Monday, March 14, 2016

Soul Chocolate: It's All About the Roast

Soul Chocolate is one of Canada's newest bean-to-bar chocolate makers, having started up in the Toronto area in 2015. From Soul's social media accounts, we can see that the chocolate makers, Katie and Kyle, are beautiful and young, and give off a vibe of 70's-style hippy. They seem ultra cool, which shows up in their funky artistic packaging, and new-wave chocolate bar sizes that fit perfectly into  'natural' looking tasting boxes. I was a fan before I even tasted their chocolate.

Like most start-up bean to bar chocolate makers, Katie and Kyle offer just a few select chocolate bars.  They are sourcing beans from: Madagascar, Papua New Guinea and Venezuela. With Madagascar known for its citrus and fruity notes, Papua New Guinea for its smoky and fruit taste, and Venezuela for its straight-up chocolate flavour, this line-up is ideal for any chocolate origin tasting.

Upon tasting all three, I can sum up this chocolate maker's selection as a "dark roast" style of chocolate (see below for tasting notes). The heavy roast on the cocoa beans is at the forefront of each chocolate bar, setting the tone for the taste.  If you read my series on Fresco Chocolate, and how the roast level affects the flavour, you'll understand that the roast is an important consideration when making chocolate. And although a darker roast may mask some of the citrus and berry flavours in the Madagascar chocolate, I don't mind the dark roast taste at all.

The website and packaging show that Katie and Kyle appreciate the cocoa bean roasting process; in fact the website URL is soulroasters.com, and it describes their dream of "owning a beautiful barn in the country-side where they can roast cacao". Moreover, the shipping box that holds Soul's tasting bars clearly states "Roasted with love in Ontario, Canada". So before tasting the chocolate, I knew roast was important to these chocolate makers.

If you haven't heard about or had the chance to try Soul Chocolate yet, I recommend you check their website. The chocolate is now online, available in six-pack tasting sets for $30. I am looking forward to seeing how this small business progresses in the world of bean to bar chocolate. This month, we can help them progress by voting for Soul Chocolate to win grant money to expand, see here for more details.

My Soul Chocolate Tasting Notes:

Overall, the chocolate texture is smooth with only a hint of rustic edge. There is very low acidity in each chocolate bar, and a strong roast flavour.  The line-up of single origin tasting bars was well chosen by Soul - it highlights the differences in flavour between cocoa growing regions.
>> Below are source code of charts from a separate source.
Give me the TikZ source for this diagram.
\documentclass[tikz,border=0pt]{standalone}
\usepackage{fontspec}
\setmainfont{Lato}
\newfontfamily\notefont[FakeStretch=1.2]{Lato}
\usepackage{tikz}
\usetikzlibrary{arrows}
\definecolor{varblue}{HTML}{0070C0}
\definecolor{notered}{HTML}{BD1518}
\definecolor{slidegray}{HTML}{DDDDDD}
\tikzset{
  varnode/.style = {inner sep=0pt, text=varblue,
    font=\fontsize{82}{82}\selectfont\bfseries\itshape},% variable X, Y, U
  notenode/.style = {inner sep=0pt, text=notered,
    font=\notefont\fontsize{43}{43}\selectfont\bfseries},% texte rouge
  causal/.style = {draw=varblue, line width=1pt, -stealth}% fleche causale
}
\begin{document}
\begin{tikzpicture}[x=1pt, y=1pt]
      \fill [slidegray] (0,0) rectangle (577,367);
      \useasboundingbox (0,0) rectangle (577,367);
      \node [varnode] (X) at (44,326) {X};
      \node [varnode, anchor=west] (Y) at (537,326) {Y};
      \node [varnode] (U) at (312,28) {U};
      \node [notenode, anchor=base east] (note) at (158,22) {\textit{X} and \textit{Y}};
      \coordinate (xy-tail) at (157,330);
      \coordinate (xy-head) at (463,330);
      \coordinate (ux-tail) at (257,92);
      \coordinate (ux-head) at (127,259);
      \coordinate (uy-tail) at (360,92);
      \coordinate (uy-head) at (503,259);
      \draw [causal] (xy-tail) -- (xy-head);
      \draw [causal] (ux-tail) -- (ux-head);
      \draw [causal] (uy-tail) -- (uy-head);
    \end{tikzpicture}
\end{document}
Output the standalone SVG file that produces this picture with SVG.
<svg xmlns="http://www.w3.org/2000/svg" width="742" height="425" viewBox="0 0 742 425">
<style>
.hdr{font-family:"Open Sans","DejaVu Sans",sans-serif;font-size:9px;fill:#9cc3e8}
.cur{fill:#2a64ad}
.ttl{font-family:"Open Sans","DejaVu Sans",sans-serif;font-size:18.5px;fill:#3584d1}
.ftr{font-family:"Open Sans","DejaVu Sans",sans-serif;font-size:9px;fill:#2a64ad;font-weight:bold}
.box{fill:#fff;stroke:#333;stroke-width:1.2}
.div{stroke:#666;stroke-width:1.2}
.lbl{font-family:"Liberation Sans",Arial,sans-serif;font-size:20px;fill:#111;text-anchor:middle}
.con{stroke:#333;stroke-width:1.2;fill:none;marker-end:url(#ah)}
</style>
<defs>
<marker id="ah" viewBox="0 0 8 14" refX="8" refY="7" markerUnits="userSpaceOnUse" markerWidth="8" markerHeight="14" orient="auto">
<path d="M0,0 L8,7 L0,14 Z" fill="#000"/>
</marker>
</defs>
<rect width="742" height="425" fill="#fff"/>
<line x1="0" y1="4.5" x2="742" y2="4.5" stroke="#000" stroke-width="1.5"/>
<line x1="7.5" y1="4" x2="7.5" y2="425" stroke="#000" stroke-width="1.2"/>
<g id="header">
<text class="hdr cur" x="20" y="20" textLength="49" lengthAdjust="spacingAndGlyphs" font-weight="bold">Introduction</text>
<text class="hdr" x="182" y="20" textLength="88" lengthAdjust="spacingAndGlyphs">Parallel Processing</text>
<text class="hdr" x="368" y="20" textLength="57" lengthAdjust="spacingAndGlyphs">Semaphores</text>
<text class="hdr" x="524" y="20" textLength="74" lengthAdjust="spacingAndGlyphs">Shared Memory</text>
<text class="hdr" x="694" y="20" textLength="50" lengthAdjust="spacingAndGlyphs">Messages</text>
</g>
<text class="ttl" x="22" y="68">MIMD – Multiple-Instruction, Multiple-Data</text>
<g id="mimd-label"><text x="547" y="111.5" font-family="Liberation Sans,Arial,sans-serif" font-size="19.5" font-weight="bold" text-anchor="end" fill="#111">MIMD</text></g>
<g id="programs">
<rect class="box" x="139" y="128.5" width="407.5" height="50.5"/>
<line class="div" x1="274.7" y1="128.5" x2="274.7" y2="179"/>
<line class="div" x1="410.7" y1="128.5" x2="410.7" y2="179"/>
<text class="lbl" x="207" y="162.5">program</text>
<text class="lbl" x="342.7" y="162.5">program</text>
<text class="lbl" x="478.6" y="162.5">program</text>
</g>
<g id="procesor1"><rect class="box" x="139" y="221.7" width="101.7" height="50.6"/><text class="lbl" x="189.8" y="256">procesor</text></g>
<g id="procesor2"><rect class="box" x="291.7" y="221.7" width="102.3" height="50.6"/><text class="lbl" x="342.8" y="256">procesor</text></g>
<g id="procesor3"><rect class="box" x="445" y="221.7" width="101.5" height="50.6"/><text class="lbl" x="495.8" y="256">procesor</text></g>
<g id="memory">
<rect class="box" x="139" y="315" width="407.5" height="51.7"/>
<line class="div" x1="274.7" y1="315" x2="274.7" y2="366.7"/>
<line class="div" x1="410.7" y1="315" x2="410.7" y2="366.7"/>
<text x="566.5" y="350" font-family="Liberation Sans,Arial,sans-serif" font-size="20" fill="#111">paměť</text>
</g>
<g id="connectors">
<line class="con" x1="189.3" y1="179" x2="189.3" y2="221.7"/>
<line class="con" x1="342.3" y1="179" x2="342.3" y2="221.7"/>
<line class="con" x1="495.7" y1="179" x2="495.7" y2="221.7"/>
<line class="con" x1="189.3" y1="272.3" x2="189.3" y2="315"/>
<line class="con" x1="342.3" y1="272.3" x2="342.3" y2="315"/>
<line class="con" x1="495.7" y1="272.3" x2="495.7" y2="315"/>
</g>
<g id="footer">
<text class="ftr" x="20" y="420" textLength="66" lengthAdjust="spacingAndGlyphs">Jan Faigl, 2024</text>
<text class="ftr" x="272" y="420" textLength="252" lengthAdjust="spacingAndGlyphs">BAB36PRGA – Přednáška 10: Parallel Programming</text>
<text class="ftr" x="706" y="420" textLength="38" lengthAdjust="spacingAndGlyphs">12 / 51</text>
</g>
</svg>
Soul's Madagascar 70% dark chocolate: a little less fruity than I am used to with Madagascar, although there is some citrus flavour, the strong roast flavour is the more noticeable taste.  And although mild, there is just enough berry flavour to make me think of a forkful of dense chocolate fudge cake with a thin coating of raspberry puree on top. Batch: 1217, 1 oz/28g, ingredients: cacao (77%), cane sugar (23%).
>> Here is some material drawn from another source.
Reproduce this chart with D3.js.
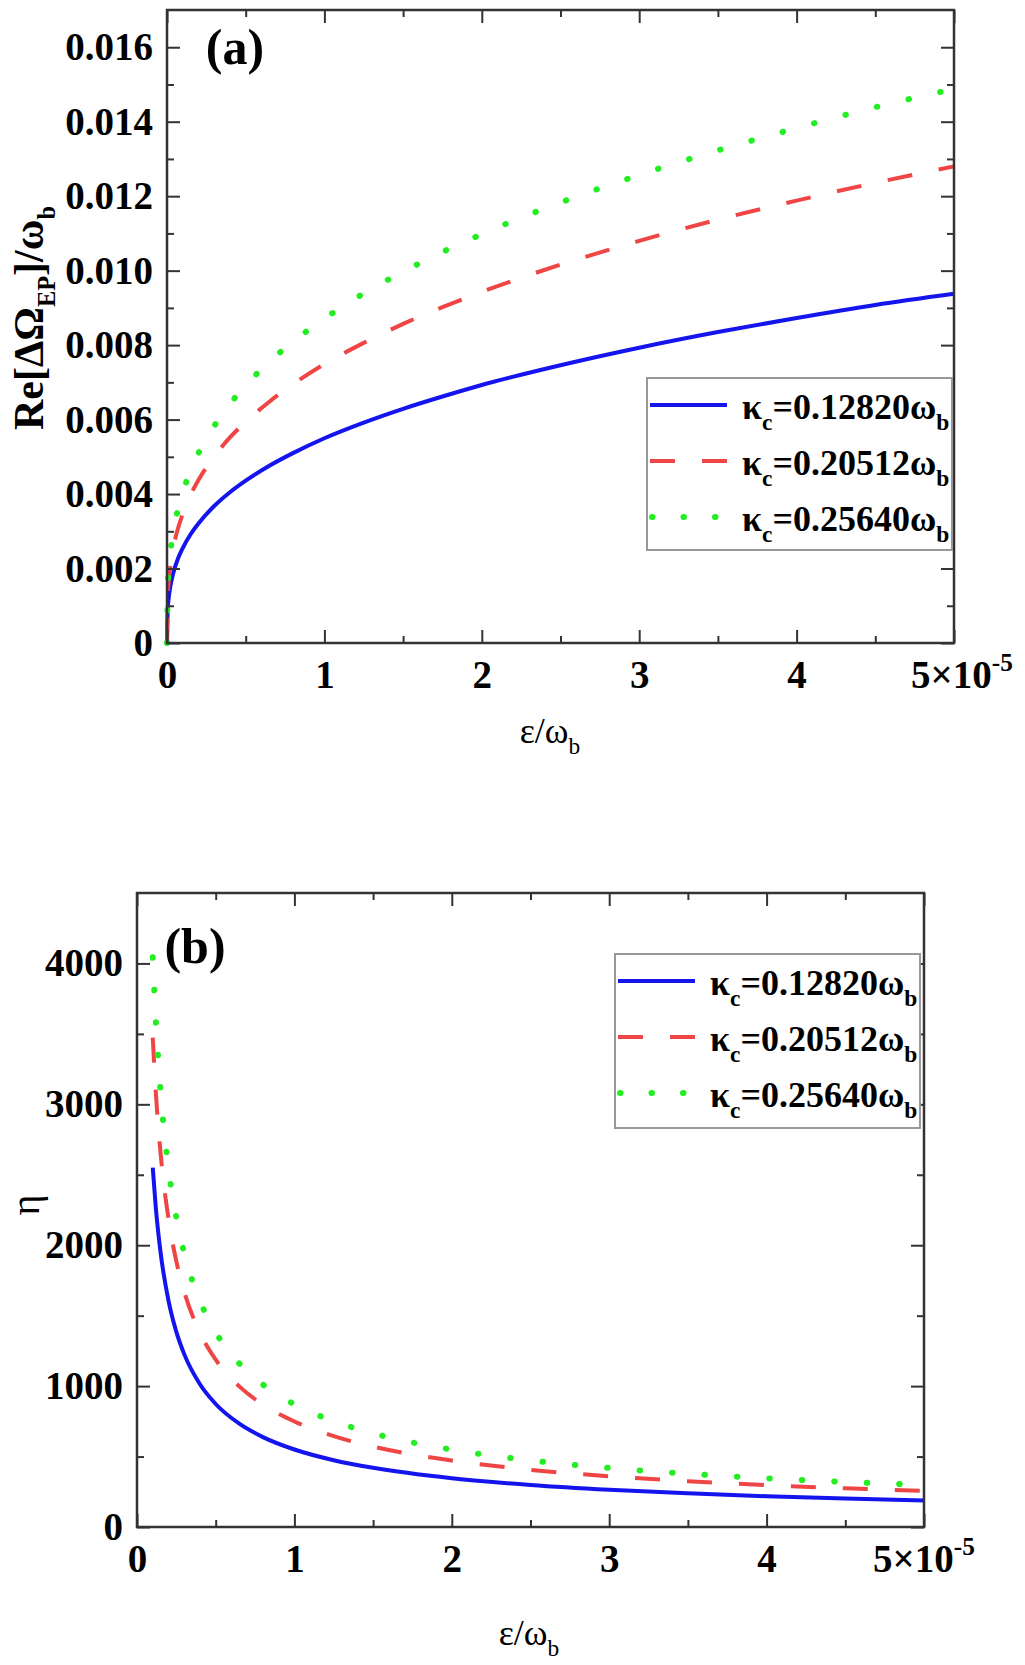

Soul's Papua New Guinea 77% dark chocolate: At first there is a fruit taste, then roast flavour takes over, and then the flavours fade off to a distinct smoke flavour. It might be fruitier than Soul's Madagascar chocolate. This chocolate is quite bold flavoured, and a little acidic (in a good way), but may benefit from a longer conche. However, I quite enjoyed the unique taste. Batch: 1217, 1 oz/28g, ingredients: cacao (70%), cane sugar (30%).

Soul's Venezuela 75% dark chocolate: Again a roast is the predominant flavour, which melts away to a chocolate pudding* or dark chocolate gelato taste*. Soul's tasting notes on the package mention hazelnut, which I tasted only slightly (and I may have been influenced by reading the tasting notes on this one). I also found it sweet and bright in a milk way.  Batch: 1217, 1 oz/28g, ingredients: cacao (75%), cane sugar (25%).

*The combination of corn starch and cocoa powder are what make a distinct pudding, commercial ice cream, or even dark chocolate gelato taste, which is why this is different than simply a 'chocolate' taste. Make and compare this no-corn starch chocolate ice cream recipe and this gelato recipe to understand the taste differences (if you don't have an ice cream maker, pour into cups and let set for several hours to make pudding, or drink them like hot chocolate, or you can make popsicles out of them!).

Overall impression and taste of Soul Chocolate: Uber cool chocolate with a great taste. Looking forward to seeing what might yet come from these chocolate makers.